▶ **Provided material**
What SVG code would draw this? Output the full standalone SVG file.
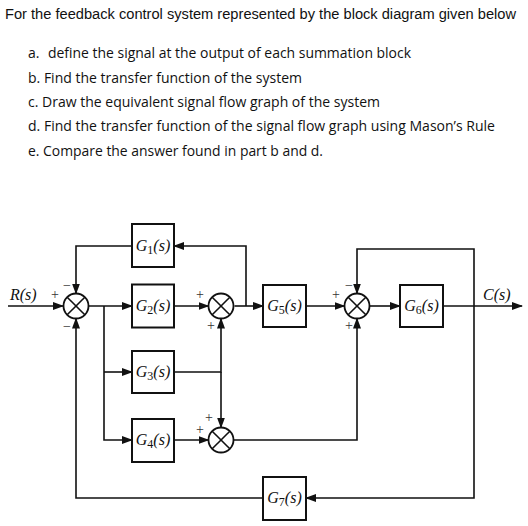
<svg xmlns="http://www.w3.org/2000/svg" width="528" height="526" viewBox="0 0 528 526">
<defs>
<marker id="ah" markerUnits="userSpaceOnUse" markerWidth="11" markerHeight="8" refX="10" refY="4" orient="auto">
<path d="M0,0 L11,4 L0,8 z" fill="#111"/>
</marker>
<style>
.q{font-family:"Open Sans","Liberation Sans",sans-serif;fill:#111}
.t{font-family:"Liberation Sans",Arial,sans-serif;fill:#111}
.blk{fill:#fff;stroke:#111;stroke-width:2}
.lbl{font-family:"Liberation Serif","DejaVu Serif",serif;font-style:italic;font-size:16px;fill:#111}
.sub{font-style:normal;font-size:12px}
.w{fill:none;stroke:#111;stroke-width:1.6}
.sum circle{fill:#fff;stroke:#111;stroke-width:1.8}
.sum line{stroke:#111;stroke-width:1.6}
.sg{font-family:"Liberation Serif",serif;font-size:14px;fill:#333;text-anchor:middle}
</style>
</defs>
<rect width="528" height="526" fill="#fff"/>
<g id="question">
<text class="t" x="5" y="19" font-size="14" textLength="511" lengthAdjust="spacingAndGlyphs">For the feedback control system represented by the block diagram given below</text>
<text class="q" x="28" y="58" font-size="14">a.</text>
<text class="q" x="48" y="58" font-size="14" textLength="363" lengthAdjust="spacingAndGlyphs">define the signal at the output of each summation block</text>
<text class="q" x="28" y="83" font-size="14" textLength="274" lengthAdjust="spacingAndGlyphs">b. Find the transfer function of the system</text>
<text class="q" x="28" y="107" font-size="14" textLength="352" lengthAdjust="spacingAndGlyphs">c. Draw the equivalent signal flow graph of the system</text>
<text class="q" x="28" y="131" font-size="14" textLength="467" lengthAdjust="spacingAndGlyphs">d. Find the transfer function of the signal flow graph using Mason’s Rule</text>
<text class="q" x="28" y="156" font-size="14" textLength="295" lengthAdjust="spacingAndGlyphs">e. Compare the answer found in part b and d.</text>
</g>
<g id="connectors">
<path class="w" d="M8,306 H63" marker-end="url(#ah)"/>
<path class="w" d="M89,306 H132" marker-end="url(#ah)"/>
<path class="w" d="M174,306 H208.5" marker-end="url(#ah)"/>
<path class="w" d="M234.5,306 H263" marker-end="url(#ah)"/>
<path class="w" d="M246,306 V246 H174" marker-end="url(#ah)"/>
<path class="w" d="M132,246 H76 V293.5" marker-end="url(#ah)"/>
<path class="w" d="M104,306 V440 H132" marker-end="url(#ah)"/>
<path class="w" d="M104,372 H132" marker-end="url(#ah)"/>
<path class="w" d="M174,372 H221 V318.5" marker-end="url(#ah)"/>
<path class="w" d="M221,372 V427.5" marker-end="url(#ah)"/>
<path class="w" d="M174,440 H208.5" marker-end="url(#ah)"/>
<path class="w" d="M233.5,440 H357 V318.5" marker-end="url(#ah)"/>
<path class="w" d="M306,306 H344.5" marker-end="url(#ah)"/>
<path class="w" d="M369.5,306 H400" marker-end="url(#ah)"/>
<path class="w" d="M443,306 H522" marker-end="url(#ah)"/>
<path class="w" d="M474,306 V249 H357 V293.5" marker-end="url(#ah)"/>
<path class="w" d="M474,306 V498 H306" marker-end="url(#ah)"/>
<path class="w" d="M263,498 H76 V318.5" marker-end="url(#ah)"/>
</g>
<g id="R" ><text class="lbl" x="10" y="300">R(s)</text></g>
<g id="C" ><text class="lbl" x="483" y="300">C(s)</text></g>
<g id="sum1" class="sum"><circle cx="76" cy="306" r="12.5"/><line x1="67.2" y1="297.2" x2="84.8" y2="314.8"/><line x1="84.8" y1="297.2" x2="67.2" y2="314.8"/>
<text class="sg" x="55" y="299">+</text><text class="sg" x="67" y="290">−</text><text class="sg" x="67" y="331">−</text></g>
<g id="sum2" class="sum"><circle cx="221" cy="306" r="12.5"/><line x1="212.2" y1="297.2" x2="229.8" y2="314.8"/><line x1="229.8" y1="297.2" x2="212.2" y2="314.8"/>
<text class="sg" x="200" y="299">+</text><text class="sg" x="211" y="330">+</text></g>
<g id="sum3" class="sum"><circle cx="357" cy="306" r="12.5"/><line x1="348.2" y1="297.2" x2="365.8" y2="314.8"/><line x1="365.8" y1="297.2" x2="348.2" y2="314.8"/>
<text class="sg" x="336" y="299">+</text><text class="sg" x="349" y="290">−</text><text class="sg" x="349" y="330">+</text></g>
<g id="sum4" class="sum"><circle cx="221" cy="440" r="12.5"/><line x1="212.2" y1="431.2" x2="229.8" y2="448.8"/><line x1="229.8" y1="431.2" x2="212.2" y2="448.8"/>
<text class="sg" x="209" y="422">+</text><text class="sg" x="200" y="434">+</text></g>
<g id="G1"><rect class="blk" x="132" y="224" width="42" height="43"/><text class="lbl" x="153" y="251" text-anchor="middle">G<tspan class="sub" dy="3">1</tspan><tspan dy="-3">(s)</tspan></text></g>
<g id="G2"><rect class="blk" x="132" y="284.5" width="42" height="43"/><text class="lbl" x="153" y="311" text-anchor="middle">G<tspan class="sub" dy="3">2</tspan><tspan dy="-3">(s)</tspan></text></g>
<g id="G3"><rect class="blk" x="132" y="351" width="42" height="42"/><text class="lbl" x="153" y="377" text-anchor="middle">G<tspan class="sub" dy="3">3</tspan><tspan dy="-3">(s)</tspan></text></g>
<g id="G4"><rect class="blk" x="132" y="419" width="42" height="43"/><text class="lbl" x="153" y="445" text-anchor="middle">G<tspan class="sub" dy="3">4</tspan><tspan dy="-3">(s)</tspan></text></g>
<g id="G5"><rect class="blk" x="263" y="285" width="43" height="42"/><text class="lbl" x="284.5" y="311" text-anchor="middle">G<tspan class="sub" dy="3">5</tspan><tspan dy="-3">(s)</tspan></text></g>
<g id="G6"><rect class="blk" x="400" y="285" width="43" height="42"/><text class="lbl" x="421.5" y="311" text-anchor="middle">G<tspan class="sub" dy="3">6</tspan><tspan dy="-3">(s)</tspan></text></g>
<g id="G7"><rect class="blk" x="263" y="477" width="43" height="43"/><text class="lbl" x="284.5" y="503" text-anchor="middle">G<tspan class="sub" dy="3">7</tspan><tspan dy="-3">(s)</tspan></text></g>
</svg>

▶ **Exercise**
Every line of the data above should be quoted exactly. Omit the pictures.

▶ **The solution**
What SVG code would draw this? Output the full standalone SVG file.
<svg xmlns="http://www.w3.org/2000/svg" width="528" height="526" viewBox="0 0 528 526">
<defs>
<marker id="ah" markerUnits="userSpaceOnUse" markerWidth="11" markerHeight="8" refX="10" refY="4" orient="auto">
<path d="M0,0 L11,4 L0,8 z" fill="#111"/>
</marker>
<style>
.q{font-family:"Open Sans","Liberation Sans",sans-serif;fill:#111}
.t{font-family:"Liberation Sans",Arial,sans-serif;fill:#111}
.blk{fill:#fff;stroke:#111;stroke-width:2}
.lbl{font-family:"Liberation Serif","DejaVu Serif",serif;font-style:italic;font-size:16px;fill:#111}
.sub{font-style:normal;font-size:12px}
.w{fill:none;stroke:#111;stroke-width:1.6}
.sum circle{fill:#fff;stroke:#111;stroke-width:1.8}
.sum line{stroke:#111;stroke-width:1.6}
.sg{font-family:"Liberation Serif",serif;font-size:14px;fill:#333;text-anchor:middle}
</style>
</defs>
<rect width="528" height="526" fill="#fff"/>
<g id="question">
<text class="t" x="5" y="19" font-size="14" textLength="511" lengthAdjust="spacingAndGlyphs">For the feedback control system represented by the block diagram given below</text>
<text class="q" x="28" y="58" font-size="14">a.</text>
<text class="q" x="48" y="58" font-size="14" textLength="363" lengthAdjust="spacingAndGlyphs">define the signal at the output of each summation block</text>
<text class="q" x="28" y="83" font-size="14" textLength="274" lengthAdjust="spacingAndGlyphs">b. Find the transfer function of the system</text>
<text class="q" x="28" y="107" font-size="14" textLength="352" lengthAdjust="spacingAndGlyphs">c. Draw the equivalent signal flow graph of the system</text>
<text class="q" x="28" y="131" font-size="14" textLength="467" lengthAdjust="spacingAndGlyphs">d. Find the transfer function of the signal flow graph using Mason’s Rule</text>
<text class="q" x="28" y="156" font-size="14" textLength="295" lengthAdjust="spacingAndGlyphs">e. Compare the answer found in part b and d.</text>
</g>
<g id="connectors">
<path class="w" d="M8,306 H63" marker-end="url(#ah)"/>
<path class="w" d="M89,306 H132" marker-end="url(#ah)"/>
<path class="w" d="M174,306 H208.5" marker-end="url(#ah)"/>
<path class="w" d="M234.5,306 H263" marker-end="url(#ah)"/>
<path class="w" d="M246,306 V246 H174" marker-end="url(#ah)"/>
<path class="w" d="M132,246 H76 V293.5" marker-end="url(#ah)"/>
<path class="w" d="M104,306 V440 H132" marker-end="url(#ah)"/>
<path class="w" d="M104,372 H132" marker-end="url(#ah)"/>
<path class="w" d="M174,372 H221 V318.5" marker-end="url(#ah)"/>
<path class="w" d="M221,372 V427.5" marker-end="url(#ah)"/>
<path class="w" d="M174,440 H208.5" marker-end="url(#ah)"/>
<path class="w" d="M233.5,440 H357 V318.5" marker-end="url(#ah)"/>
<path class="w" d="M306,306 H344.5" marker-end="url(#ah)"/>
<path class="w" d="M369.5,306 H400" marker-end="url(#ah)"/>
<path class="w" d="M443,306 H522" marker-end="url(#ah)"/>
<path class="w" d="M474,306 V249 H357 V293.5" marker-end="url(#ah)"/>
<path class="w" d="M474,306 V498 H306" marker-end="url(#ah)"/>
<path class="w" d="M263,498 H76 V318.5" marker-end="url(#ah)"/>
</g>
<g id="R" ><text class="lbl" x="10" y="300">R(s)</text></g>
<g id="C" ><text class="lbl" x="483" y="300">C(s)</text></g>
<g id="sum1" class="sum"><circle cx="76" cy="306" r="12.5"/><line x1="67.2" y1="297.2" x2="84.8" y2="314.8"/><line x1="84.8" y1="297.2" x2="67.2" y2="314.8"/>
<text class="sg" x="55" y="299">+</text><text class="sg" x="67" y="290">−</text><text class="sg" x="67" y="331">−</text></g>
<g id="sum2" class="sum"><circle cx="221" cy="306" r="12.5"/><line x1="212.2" y1="297.2" x2="229.8" y2="314.8"/><line x1="229.8" y1="297.2" x2="212.2" y2="314.8"/>
<text class="sg" x="200" y="299">+</text><text class="sg" x="211" y="330">+</text></g>
<g id="sum3" class="sum"><circle cx="357" cy="306" r="12.5"/><line x1="348.2" y1="297.2" x2="365.8" y2="314.8"/><line x1="365.8" y1="297.2" x2="348.2" y2="314.8"/>
<text class="sg" x="336" y="299">+</text><text class="sg" x="349" y="290">−</text><text class="sg" x="349" y="330">+</text></g>
<g id="sum4" class="sum"><circle cx="221" cy="440" r="12.5"/><line x1="212.2" y1="431.2" x2="229.8" y2="448.8"/><line x1="229.8" y1="431.2" x2="212.2" y2="448.8"/>
<text class="sg" x="209" y="422">+</text><text class="sg" x="200" y="434">+</text></g>
<g id="G1"><rect class="blk" x="132" y="224" width="42" height="43"/><text class="lbl" x="153" y="251" text-anchor="middle">G<tspan class="sub" dy="3">1</tspan><tspan dy="-3">(s)</tspan></text></g>
<g id="G2"><rect class="blk" x="132" y="284.5" width="42" height="43"/><text class="lbl" x="153" y="311" text-anchor="middle">G<tspan class="sub" dy="3">2</tspan><tspan dy="-3">(s)</tspan></text></g>
<g id="G3"><rect class="blk" x="132" y="351" width="42" height="42"/><text class="lbl" x="153" y="377" text-anchor="middle">G<tspan class="sub" dy="3">3</tspan><tspan dy="-3">(s)</tspan></text></g>
<g id="G4"><rect class="blk" x="132" y="419" width="42" height="43"/><text class="lbl" x="153" y="445" text-anchor="middle">G<tspan class="sub" dy="3">4</tspan><tspan dy="-3">(s)</tspan></text></g>
<g id="G5"><rect class="blk" x="263" y="285" width="43" height="42"/><text class="lbl" x="284.5" y="311" text-anchor="middle">G<tspan class="sub" dy="3">5</tspan><tspan dy="-3">(s)</tspan></text></g>
<g id="G6"><rect class="blk" x="400" y="285" width="43" height="42"/><text class="lbl" x="421.5" y="311" text-anchor="middle">G<tspan class="sub" dy="3">6</tspan><tspan dy="-3">(s)</tspan></text></g>
<g id="G7"><rect class="blk" x="263" y="477" width="43" height="43"/><text class="lbl" x="284.5" y="503" text-anchor="middle">G<tspan class="sub" dy="3">7</tspan><tspan dy="-3">(s)</tspan></text></g>
</svg>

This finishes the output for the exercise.